▶ _Problem description_
Pictures are excluded. Copy exactly, and only, the lines from the one containing "Clone this chart in matplotlib." through the one containing "from matplotlib.lines import Line2D", both ends included.

▶ _Material_
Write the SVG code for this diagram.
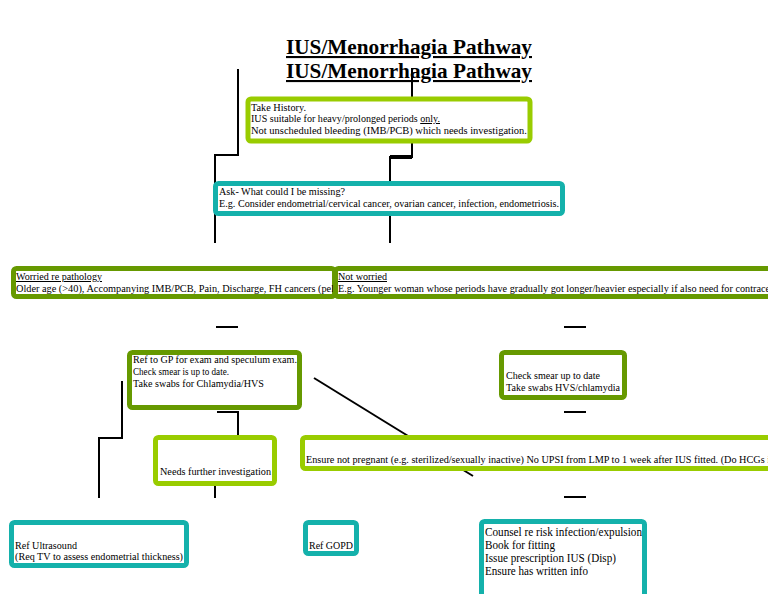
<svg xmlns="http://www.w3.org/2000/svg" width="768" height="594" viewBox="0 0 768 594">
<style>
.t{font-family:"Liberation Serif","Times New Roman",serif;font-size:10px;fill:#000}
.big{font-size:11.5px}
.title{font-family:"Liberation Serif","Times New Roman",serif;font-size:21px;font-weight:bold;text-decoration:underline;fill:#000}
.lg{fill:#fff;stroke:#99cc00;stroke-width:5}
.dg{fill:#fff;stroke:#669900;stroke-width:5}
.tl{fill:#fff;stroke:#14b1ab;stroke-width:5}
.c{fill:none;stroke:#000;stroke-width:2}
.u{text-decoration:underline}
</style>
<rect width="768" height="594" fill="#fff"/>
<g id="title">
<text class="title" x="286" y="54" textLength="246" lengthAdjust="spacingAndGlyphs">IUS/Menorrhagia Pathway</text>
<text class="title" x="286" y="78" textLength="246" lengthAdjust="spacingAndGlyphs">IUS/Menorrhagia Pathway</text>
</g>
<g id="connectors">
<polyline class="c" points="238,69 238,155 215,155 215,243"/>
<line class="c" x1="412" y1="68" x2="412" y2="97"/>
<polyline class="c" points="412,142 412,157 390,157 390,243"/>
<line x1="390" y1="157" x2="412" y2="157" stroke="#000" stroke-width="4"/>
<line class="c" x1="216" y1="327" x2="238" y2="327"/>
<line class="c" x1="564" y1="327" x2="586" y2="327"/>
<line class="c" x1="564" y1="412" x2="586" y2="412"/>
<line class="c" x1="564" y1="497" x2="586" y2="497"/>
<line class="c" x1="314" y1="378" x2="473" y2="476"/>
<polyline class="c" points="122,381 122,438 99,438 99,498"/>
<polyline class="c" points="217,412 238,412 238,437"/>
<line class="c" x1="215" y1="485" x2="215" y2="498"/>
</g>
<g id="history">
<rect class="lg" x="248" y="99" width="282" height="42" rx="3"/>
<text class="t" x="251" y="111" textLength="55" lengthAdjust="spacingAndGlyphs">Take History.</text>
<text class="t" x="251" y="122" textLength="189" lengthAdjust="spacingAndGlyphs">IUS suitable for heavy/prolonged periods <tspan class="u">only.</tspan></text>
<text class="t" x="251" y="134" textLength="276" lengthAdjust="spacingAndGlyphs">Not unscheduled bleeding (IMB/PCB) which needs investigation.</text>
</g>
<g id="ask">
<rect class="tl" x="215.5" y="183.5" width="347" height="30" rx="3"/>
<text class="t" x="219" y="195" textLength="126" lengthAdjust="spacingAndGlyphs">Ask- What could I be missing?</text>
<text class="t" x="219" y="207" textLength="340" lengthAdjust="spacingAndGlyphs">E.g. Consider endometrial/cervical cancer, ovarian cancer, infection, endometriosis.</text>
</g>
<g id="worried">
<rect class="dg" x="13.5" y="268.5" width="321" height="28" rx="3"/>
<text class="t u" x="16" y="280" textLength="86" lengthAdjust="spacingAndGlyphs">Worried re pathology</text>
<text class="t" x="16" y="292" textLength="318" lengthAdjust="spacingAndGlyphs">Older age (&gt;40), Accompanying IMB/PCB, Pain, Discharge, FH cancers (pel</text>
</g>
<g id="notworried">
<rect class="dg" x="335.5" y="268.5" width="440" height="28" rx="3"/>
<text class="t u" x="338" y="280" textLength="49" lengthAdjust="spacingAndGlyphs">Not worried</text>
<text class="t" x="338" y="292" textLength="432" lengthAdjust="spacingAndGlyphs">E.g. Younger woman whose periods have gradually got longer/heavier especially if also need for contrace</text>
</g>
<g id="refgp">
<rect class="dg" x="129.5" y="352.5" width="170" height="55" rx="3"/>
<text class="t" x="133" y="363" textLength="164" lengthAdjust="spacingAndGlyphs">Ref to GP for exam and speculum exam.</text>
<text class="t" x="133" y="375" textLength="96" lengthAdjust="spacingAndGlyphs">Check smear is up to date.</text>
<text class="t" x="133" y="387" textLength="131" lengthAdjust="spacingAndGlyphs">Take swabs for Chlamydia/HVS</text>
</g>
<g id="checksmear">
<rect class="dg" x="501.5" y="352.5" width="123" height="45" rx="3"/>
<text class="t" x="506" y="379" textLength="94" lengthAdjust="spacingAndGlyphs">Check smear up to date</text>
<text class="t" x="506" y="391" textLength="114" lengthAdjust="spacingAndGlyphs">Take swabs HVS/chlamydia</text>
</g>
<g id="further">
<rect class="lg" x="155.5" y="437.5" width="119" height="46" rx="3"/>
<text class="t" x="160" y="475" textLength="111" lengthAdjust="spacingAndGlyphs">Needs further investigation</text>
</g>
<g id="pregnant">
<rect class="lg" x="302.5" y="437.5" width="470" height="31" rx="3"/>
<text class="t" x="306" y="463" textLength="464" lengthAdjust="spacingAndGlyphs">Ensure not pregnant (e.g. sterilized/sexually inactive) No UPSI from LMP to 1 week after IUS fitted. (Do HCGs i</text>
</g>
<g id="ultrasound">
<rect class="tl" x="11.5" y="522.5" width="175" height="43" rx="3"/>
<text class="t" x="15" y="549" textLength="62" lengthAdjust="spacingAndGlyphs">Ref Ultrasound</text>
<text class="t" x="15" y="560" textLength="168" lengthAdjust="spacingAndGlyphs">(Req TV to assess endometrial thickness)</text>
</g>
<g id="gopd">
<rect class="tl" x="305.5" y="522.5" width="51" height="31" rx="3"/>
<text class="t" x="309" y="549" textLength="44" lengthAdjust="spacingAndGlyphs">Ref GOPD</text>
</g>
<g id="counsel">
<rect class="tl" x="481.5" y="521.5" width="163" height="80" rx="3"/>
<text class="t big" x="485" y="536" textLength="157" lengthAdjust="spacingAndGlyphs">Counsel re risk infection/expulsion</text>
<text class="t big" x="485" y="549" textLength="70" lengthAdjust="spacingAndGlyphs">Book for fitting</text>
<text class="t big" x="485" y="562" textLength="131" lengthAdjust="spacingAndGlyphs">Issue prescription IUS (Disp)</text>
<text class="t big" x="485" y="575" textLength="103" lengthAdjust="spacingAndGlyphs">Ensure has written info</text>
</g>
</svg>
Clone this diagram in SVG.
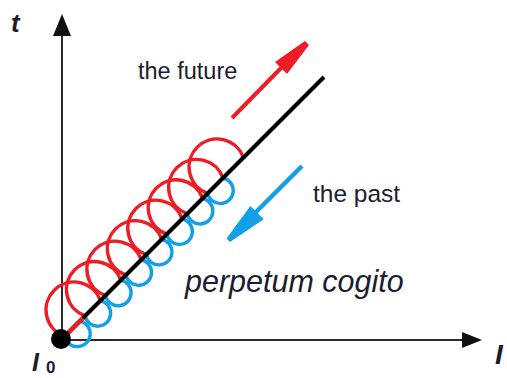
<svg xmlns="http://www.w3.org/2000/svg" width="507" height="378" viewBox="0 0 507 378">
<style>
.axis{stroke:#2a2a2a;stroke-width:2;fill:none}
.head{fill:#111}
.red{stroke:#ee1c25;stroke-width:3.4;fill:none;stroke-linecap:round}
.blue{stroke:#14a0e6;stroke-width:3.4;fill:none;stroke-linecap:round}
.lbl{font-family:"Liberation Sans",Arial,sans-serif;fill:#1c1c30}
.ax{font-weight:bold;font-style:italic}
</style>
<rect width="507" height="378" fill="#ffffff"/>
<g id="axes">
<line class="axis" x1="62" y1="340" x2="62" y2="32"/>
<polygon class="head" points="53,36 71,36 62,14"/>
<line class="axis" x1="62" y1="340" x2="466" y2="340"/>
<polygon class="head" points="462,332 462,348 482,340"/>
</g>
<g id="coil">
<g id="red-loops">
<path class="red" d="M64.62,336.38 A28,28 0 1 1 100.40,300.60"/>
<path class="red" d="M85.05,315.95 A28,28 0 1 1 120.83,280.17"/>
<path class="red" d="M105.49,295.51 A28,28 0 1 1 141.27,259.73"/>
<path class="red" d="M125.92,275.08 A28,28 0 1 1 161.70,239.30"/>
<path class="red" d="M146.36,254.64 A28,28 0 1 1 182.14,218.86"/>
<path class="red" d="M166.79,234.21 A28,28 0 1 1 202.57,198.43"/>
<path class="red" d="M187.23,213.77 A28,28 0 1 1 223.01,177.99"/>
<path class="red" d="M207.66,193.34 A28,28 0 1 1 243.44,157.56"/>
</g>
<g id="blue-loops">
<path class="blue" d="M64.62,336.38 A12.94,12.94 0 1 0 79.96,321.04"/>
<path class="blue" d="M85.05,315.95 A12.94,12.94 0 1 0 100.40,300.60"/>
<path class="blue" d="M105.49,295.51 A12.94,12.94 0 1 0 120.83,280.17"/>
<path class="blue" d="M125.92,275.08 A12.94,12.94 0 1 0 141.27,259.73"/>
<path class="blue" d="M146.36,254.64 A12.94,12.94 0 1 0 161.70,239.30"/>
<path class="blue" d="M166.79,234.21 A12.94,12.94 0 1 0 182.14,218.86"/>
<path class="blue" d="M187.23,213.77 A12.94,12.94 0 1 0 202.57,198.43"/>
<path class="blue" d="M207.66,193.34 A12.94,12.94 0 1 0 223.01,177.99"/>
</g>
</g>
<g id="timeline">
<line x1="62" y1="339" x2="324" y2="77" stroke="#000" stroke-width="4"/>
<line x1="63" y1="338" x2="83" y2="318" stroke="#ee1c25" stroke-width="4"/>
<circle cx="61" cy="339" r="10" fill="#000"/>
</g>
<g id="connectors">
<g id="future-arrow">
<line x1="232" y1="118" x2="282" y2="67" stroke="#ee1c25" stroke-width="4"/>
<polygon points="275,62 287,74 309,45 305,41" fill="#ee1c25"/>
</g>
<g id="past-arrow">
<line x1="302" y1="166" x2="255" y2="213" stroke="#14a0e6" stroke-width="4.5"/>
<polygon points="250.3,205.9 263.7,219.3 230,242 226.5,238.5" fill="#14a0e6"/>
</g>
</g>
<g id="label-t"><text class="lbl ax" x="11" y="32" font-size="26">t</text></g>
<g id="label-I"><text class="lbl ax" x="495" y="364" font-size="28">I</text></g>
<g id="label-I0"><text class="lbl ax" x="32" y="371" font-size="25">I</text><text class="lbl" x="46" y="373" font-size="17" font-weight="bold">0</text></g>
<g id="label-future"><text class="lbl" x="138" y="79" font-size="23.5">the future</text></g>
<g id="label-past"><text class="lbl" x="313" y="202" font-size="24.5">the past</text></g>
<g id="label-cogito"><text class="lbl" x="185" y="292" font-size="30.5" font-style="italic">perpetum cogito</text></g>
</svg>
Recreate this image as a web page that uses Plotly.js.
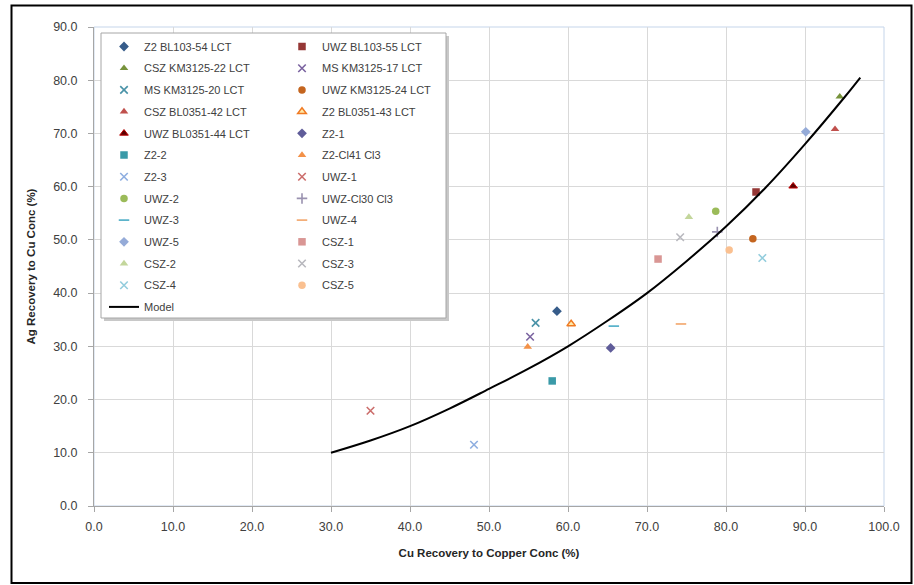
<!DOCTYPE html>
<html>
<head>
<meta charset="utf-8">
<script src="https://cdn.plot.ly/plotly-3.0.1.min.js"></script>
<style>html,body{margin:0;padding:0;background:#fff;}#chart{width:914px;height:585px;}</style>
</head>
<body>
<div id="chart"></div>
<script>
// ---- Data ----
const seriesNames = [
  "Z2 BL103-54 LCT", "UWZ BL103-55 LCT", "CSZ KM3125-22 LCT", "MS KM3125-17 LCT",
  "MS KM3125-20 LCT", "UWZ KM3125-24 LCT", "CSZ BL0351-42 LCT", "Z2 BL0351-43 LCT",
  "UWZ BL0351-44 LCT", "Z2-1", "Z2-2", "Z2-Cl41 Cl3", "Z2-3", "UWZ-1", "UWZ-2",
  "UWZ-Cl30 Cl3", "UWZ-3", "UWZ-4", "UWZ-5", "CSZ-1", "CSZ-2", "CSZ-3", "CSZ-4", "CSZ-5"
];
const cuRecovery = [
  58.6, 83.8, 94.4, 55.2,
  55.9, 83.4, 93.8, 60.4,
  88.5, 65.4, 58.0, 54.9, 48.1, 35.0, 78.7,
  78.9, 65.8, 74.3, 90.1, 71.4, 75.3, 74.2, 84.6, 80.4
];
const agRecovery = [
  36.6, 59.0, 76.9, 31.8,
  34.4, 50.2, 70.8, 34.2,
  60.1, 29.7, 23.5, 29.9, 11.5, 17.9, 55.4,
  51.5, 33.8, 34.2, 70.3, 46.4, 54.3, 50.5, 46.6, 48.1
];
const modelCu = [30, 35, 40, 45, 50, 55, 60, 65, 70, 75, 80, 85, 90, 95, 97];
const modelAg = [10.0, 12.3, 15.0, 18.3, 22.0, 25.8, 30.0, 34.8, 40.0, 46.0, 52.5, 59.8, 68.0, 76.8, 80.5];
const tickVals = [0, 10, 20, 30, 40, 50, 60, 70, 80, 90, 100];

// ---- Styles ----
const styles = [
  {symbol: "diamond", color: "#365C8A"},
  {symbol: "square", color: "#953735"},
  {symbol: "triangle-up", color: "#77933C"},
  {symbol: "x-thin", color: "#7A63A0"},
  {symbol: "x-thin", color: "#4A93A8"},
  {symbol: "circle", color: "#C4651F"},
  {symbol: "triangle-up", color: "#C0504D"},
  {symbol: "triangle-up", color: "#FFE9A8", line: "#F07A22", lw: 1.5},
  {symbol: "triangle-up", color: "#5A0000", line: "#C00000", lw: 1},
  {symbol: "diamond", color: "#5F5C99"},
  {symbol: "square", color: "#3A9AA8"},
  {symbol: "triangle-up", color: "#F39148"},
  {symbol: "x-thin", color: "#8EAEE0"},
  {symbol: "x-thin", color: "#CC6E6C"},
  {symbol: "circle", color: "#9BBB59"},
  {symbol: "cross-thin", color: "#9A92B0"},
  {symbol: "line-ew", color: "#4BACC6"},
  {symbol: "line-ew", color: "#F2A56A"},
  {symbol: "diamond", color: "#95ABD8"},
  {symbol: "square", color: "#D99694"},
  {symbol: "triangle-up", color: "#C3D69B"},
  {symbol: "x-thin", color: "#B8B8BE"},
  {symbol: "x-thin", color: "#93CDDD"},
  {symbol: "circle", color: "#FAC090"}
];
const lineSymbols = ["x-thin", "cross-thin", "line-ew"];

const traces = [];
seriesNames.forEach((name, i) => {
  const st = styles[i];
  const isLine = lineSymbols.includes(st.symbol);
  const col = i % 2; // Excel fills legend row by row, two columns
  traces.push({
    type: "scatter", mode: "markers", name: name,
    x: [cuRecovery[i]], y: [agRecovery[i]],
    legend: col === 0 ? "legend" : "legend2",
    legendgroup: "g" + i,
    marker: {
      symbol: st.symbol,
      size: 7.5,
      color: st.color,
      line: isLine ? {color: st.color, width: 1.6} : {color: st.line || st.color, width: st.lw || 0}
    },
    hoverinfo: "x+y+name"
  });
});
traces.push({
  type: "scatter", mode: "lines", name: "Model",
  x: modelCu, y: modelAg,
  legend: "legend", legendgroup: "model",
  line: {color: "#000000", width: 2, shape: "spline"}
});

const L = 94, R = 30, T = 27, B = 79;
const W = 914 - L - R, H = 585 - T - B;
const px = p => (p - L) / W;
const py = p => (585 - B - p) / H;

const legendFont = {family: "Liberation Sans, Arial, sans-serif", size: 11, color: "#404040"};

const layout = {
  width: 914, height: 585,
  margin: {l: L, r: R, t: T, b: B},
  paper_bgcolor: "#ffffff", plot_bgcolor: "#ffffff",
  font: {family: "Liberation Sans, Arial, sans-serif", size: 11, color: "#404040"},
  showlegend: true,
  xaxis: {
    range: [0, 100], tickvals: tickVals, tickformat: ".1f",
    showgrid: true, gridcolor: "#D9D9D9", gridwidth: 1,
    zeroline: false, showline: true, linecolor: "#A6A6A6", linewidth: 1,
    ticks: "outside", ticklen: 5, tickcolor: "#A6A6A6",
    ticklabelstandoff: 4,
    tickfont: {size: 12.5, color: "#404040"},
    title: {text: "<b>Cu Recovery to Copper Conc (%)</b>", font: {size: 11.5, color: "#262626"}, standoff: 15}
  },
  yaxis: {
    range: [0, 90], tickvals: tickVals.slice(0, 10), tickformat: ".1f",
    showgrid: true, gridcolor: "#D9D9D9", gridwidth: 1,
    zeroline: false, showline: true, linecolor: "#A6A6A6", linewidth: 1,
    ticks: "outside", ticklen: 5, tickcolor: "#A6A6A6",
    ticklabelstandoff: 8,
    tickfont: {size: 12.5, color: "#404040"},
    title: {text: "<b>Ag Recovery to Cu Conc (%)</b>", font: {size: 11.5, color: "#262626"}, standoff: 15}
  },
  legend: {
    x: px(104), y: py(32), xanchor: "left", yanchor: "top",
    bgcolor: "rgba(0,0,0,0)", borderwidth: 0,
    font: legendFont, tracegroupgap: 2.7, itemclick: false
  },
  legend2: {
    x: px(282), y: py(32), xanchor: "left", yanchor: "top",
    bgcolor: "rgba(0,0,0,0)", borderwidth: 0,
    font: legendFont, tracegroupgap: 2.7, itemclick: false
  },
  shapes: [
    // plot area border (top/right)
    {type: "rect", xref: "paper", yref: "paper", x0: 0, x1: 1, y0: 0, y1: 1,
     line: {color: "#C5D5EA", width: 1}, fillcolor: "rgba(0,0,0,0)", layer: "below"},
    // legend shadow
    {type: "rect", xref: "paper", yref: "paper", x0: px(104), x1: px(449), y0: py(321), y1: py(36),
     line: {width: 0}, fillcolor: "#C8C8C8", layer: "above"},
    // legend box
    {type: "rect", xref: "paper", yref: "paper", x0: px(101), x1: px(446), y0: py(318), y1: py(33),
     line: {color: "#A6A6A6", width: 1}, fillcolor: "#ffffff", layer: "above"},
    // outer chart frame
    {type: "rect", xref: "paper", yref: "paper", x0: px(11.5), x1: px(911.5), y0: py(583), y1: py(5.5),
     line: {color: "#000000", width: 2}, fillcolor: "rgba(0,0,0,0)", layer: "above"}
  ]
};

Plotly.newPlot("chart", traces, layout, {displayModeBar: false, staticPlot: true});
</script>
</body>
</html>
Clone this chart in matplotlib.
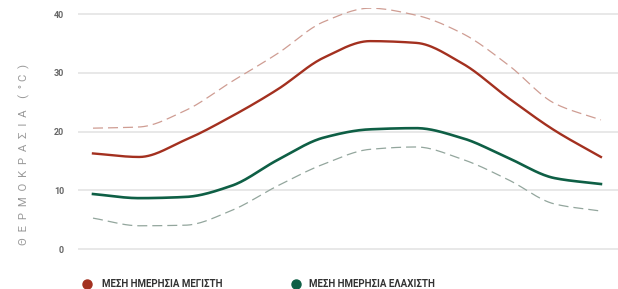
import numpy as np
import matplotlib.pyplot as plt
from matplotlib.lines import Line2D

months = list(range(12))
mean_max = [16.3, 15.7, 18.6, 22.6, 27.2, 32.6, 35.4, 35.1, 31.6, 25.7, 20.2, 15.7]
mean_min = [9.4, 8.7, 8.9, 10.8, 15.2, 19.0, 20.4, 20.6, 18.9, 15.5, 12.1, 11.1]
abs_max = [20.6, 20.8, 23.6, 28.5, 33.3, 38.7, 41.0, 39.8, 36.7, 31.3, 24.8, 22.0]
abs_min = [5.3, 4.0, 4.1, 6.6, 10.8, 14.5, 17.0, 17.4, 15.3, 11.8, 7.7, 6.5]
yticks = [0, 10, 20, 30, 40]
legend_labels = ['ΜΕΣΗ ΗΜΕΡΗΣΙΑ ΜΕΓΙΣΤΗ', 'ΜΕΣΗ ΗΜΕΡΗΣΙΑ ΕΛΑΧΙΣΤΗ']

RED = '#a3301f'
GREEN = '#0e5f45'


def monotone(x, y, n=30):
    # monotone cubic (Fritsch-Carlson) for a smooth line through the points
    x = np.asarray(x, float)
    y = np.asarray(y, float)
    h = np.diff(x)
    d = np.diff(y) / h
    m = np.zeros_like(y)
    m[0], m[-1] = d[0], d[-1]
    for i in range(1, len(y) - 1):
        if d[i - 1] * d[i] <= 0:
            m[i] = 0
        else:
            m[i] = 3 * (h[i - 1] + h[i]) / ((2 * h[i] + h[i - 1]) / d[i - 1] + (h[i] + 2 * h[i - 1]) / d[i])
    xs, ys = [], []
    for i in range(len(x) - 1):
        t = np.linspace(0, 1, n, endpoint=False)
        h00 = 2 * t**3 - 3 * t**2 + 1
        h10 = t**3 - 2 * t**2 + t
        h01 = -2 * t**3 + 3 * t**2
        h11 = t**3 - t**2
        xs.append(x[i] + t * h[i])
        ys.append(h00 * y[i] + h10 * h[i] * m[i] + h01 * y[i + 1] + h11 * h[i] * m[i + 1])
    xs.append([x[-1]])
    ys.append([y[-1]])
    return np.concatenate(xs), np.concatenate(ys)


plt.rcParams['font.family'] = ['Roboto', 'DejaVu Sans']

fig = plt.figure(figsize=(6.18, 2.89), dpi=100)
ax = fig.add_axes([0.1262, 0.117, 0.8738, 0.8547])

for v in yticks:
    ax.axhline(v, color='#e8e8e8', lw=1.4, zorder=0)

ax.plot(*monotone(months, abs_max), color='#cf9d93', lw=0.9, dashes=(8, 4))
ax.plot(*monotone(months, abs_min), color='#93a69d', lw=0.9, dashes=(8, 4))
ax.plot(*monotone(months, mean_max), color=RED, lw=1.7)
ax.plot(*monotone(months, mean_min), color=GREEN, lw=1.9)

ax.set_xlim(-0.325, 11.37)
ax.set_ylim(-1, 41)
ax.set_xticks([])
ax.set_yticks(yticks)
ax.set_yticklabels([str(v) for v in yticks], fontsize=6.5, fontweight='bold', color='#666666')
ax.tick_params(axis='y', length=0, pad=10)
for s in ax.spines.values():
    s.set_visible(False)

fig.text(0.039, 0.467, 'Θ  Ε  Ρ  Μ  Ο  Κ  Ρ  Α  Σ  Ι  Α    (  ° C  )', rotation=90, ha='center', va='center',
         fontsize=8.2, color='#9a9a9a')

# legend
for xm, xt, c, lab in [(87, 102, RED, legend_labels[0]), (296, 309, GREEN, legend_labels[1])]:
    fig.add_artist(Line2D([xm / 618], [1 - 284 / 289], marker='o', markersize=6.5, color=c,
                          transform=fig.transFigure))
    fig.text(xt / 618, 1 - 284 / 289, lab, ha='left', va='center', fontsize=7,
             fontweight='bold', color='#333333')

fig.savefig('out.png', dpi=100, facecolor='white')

▶ _Exercise output_
Clone this chart in matplotlib.
import numpy as np
import matplotlib.pyplot as plt
from matplotlib.lines import Line2D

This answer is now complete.